Yes, you can claim HRA even if you own property elsewhere, provided:
- You actually live in rented accommodation
- You’re not claiming any benefit for the self-occupied property (like home loan interest under Section 24)
- You can demonstrate genuine need for rented accommodation (e.g., workplace proximity)
However, you cannot claim both:
- HRA exemption for rented house AND
- Home loan interest deduction for self-occupied property
You must choose one benefit. Many taxpayers find HRA more beneficial when rent is high compared to home loan interest.
What happens if I forget to submit rent receipts to my employer?
If you forget to submit rent receipts to your employer:
- Your employer will consider your entire HRA as taxable income
- You’ll pay higher TDS during the year
- You can still claim the exemption while filing your income tax return (ITR)
To claim HRA in your ITR:
- Keep all rent receipts and rental agreement
- Declare the HRA exemption in Schedule S (Salary) of ITR-1
- Be prepared for potential scrutiny if claimed amount is significant
Note: While you can claim it during ITR filing, it’s better to submit documents to your employer to avoid:
- Higher TDS deductions during the year
- Interest on excess tax paid
- Potential queries from tax authorities
Are there any recent changes in HRA tax rules I should be aware of?
As of the latest financial year (2023-24), there have been no major changes to HRA exemption rules. However, important points to note:
- The basic framework (Section 10(13A)) remains unchanged since 2016
- Budget 2023 maintained the status quo on HRA exemptions
- Digital documentation is increasingly accepted (e-rent receipts, e-agreements)
- Stricter verification for high-value claims (> ₹1,00,000 annual rent)
Always check the latest notifications from:
For the most current information, refer to the latest Finance Act and CBDT circulars, typically released after the annual budget in February.
How does HRA exemption work for freelancers or self-employed professionals?
HRA exemption under Section 10(13A) is specifically for salaried individuals. Freelancers and self-employed professionals cannot claim HRA exemptions.
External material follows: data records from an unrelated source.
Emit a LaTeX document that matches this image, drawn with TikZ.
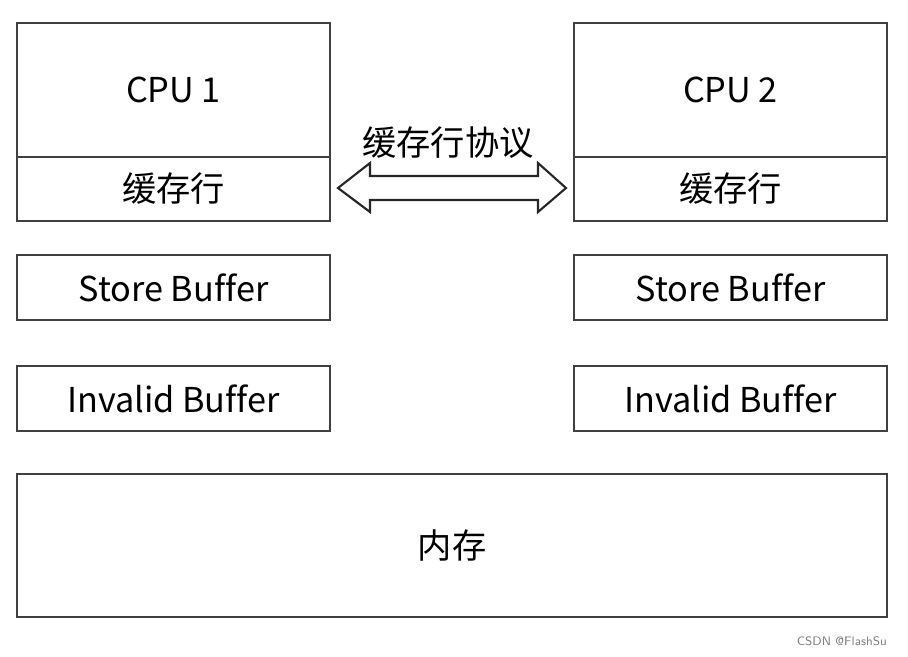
\documentclass[tikz,border=0pt]{standalone}
\usepackage{fontspec}
\setmainfont{Noto Sans CJK SC}[Ligatures=NoCommon]
\usetikzlibrary{positioning}
\begin{document}
\begin{tikzpicture}[x=0.02cm, y=-0.02cm,
  box/.style = {draw=black!75, line width=1.2pt, inner sep=0pt, font=\fontsize{19.5}{23}\selectfont}]
\useasboundingbox (0,0) rectangle (908,656);
% left side
\node[box, minimum width=6.26cm, minimum height=2.68cm] (cpua) at (173.5,90) {CPU 1};
\node[box, minimum width=6.26cm, minimum height=1.28cm, below=-1.2pt of cpua] (linea) {缓存行};
\node[box, minimum width=6.26cm, minimum height=1.3cm] (sba) at (173.5,287.5) {Store Buffer};
\node[box, minimum width=6.26cm, minimum height=1.3cm] (iba) at (173.5,398.5) {Invalid Buffer};
% right side
\node[box, minimum width=6.26cm, minimum height=2.68cm] (cpub) at (730.5,90) {CPU 2};
\node[box, minimum width=6.26cm, minimum height=1.28cm, below=-1.2pt of cpub] (lineb) {缓存行};
\node[box, minimum width=6.26cm, minimum height=1.3cm] (sbb) at (730.5,287.5) {Store Buffer};
\node[box, minimum width=6.26cm, minimum height=1.3cm] (ibb) at (730.5,398.5) {Invalid Buffer};
% memory
\node[box, minimum width=17.4cm, minimum height=2.86cm] (mem) at (452,545.5) {内存};
% protocol arrow
\draw[line width=1.2pt, draw=black!85, line join=miter]
  (338,188) -- (370,163) -- (370,176) -- (538,176) -- (538,163) -- (566,188)
  -- (538,212) -- (538,200) -- (370,200) -- (370,212) -- cycle;
\node[font=\fontsize{19.5}{23}\selectfont] (proto) at (448,143) {缓存行协议};
\node[font=\fontsize{7}{8}\selectfont\sffamily, text=black!50, anchor=east] (mark) at (893,641) {CSDN @FlashSu};
\end{tikzpicture}
\end{document}
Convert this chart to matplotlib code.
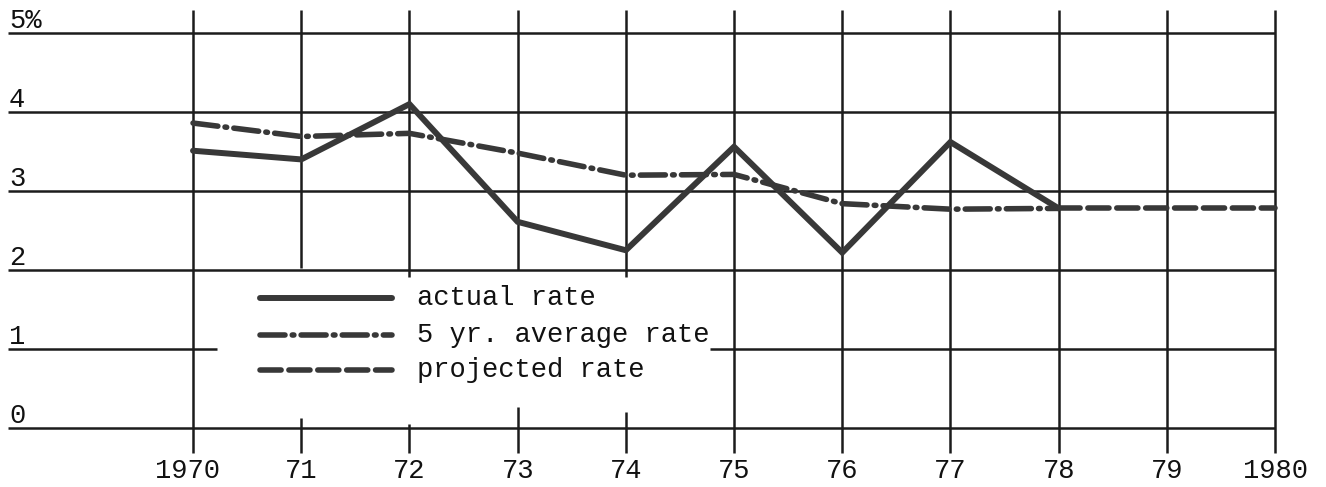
import matplotlib
matplotlib.use("Agg")
import matplotlib.pyplot as plt

# ---- data ----
years = [1970, 1971, 1972, 1973, 1974, 1975, 1976, 1977, 1978, 1979, 1980]
year_labels = ["1970", "71", "72", "73", "74", "75", "76", "77", "78", "79", "1980"]
actual_years = [1970, 1971, 1972, 1973, 1974, 1975, 1976, 1977, 1978]
actual_rate = [3.51, 3.40, 4.10, 2.61, 2.25, 3.56, 2.22, 3.62, 2.78]
avg_years = [1970, 1971, 1972, 1973, 1974, 1975, 1976, 1977, 1978]
avg_rate = [3.86, 3.69, 3.73, 3.48, 3.20, 3.21, 2.84, 2.77, 2.78]
proj_years = [1978, 1979, 1980]
proj_rate = [2.78, 2.78, 2.78]
y_values = [0, 1, 2, 3, 4, 5]
y_labels = ["0", "1", "2", "3", "4", "5%"]
legend_labels = ["actual rate", "5 yr. average rate", "projected rate"]

FONT = "Liberation Mono"
GRID = "#1c1c1c"
INK = "#383838"
TXT = "#111111"

fig = plt.figure(figsize=(13.26, 4.87), dpi=100)
ax = fig.add_axes([0, 0, 1, 1])
ax.set_xlim(1968.216, 1980.471)
ax.set_ylim(-0.747, 5.418)
ax.axis("off")

x_left = 1968.29
glw = 1.8

# horizontal grid lines
for v, lab in zip(y_values, y_labels):
    if v == 1:
        ax.hlines(v, x_left, 1970.22, color=GRID, lw=glw)
        ax.hlines(v, 1974.78, years[-1], color=GRID, lw=glw)
    else:
        ax.hlines(v, x_left, years[-1], color=GRID, lw=glw)
    ax.text(x_left + 0.01, v + 0.06, lab, fontsize=19.5,
            family=FONT, ha="left", va="baseline", color=TXT)

# vertical grid lines (some interrupted by the legend)
top, bottom = 5.29, -0.32
breaks = {1971: (2.03, 0.13), 1972: (1.91, 0.05), 1973: (2.0, 0.27), 1974: (1.91, 0.20)}
for yr, lab in zip(years, year_labels):
    if yr in breaks:
        up, lo = breaks[yr]
        ax.vlines(yr, up, top, color=GRID, lw=glw)
        ax.vlines(yr, bottom, lo, color=GRID, lw=glw)
    else:
        ax.vlines(yr, bottom, top, color=GRID, lw=glw)
    xoff = -0.05 if yr == 1970 else 0.0
    ax.text(yr + xoff, -0.545, lab, fontsize=19.5, family=FONT, ha="center",
            va="center", color=TXT)

# data lines
st_actual = dict(color=INK, lw=4.3, solid_capstyle="round", solid_joinstyle="miter")
st_avg = dict(color=INK, lw=4.0, linestyle=(0, (4.5, 1.3, 0.3, 1.3)), dash_capstyle="round")
st_proj = dict(color=INK, lw=4.0, linestyle=(0, (3.8, 1.4)), dash_capstyle="round")

ax.plot(avg_years, avg_rate, **st_avg)
ax.plot(proj_years, proj_rate, **st_proj)
ax.plot(actual_years, actual_rate, **st_actual)

# legend (drawn manually)
leg_y = [1.646, 1.177, 0.734]
for ly, lab, st in zip(leg_y, legend_labels, [st_actual, st_avg, st_proj]):
    ax.plot([1970.62, 1971.84], [ly, ly], **st)
    ax.text(1972.07, ly, lab, fontsize=19.5, family=FONT, ha="left",
            va="center", color=TXT)

fig.savefig("out.png", dpi=100)
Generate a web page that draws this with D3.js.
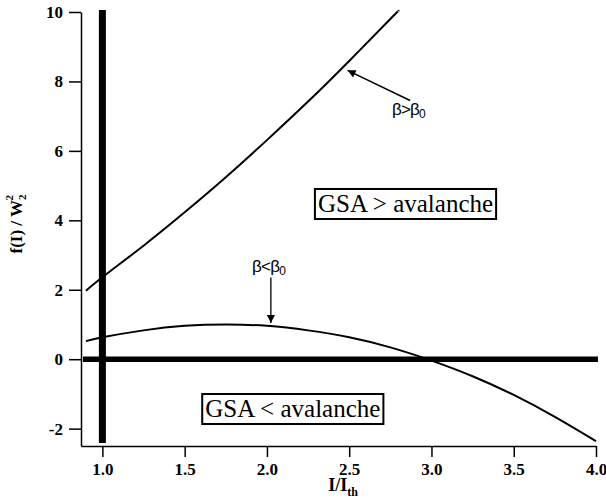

However, they can:
- Claim Rent as Business Expense:
- If you work from home or have a home office
- Can claim proportionate rent as business expense
- Requires proper documentation and justification
- Use Section 80GG:
- Deduction for rent paid (if not receiving HRA)
- Maximum deduction: ₹60,000 per year
- Conditions: Must not own residential accommodation in the city
For Section 80GG, you’ll need to file Form 10BA declaring you don’t own residential property in the city where you’re claiming the deduction.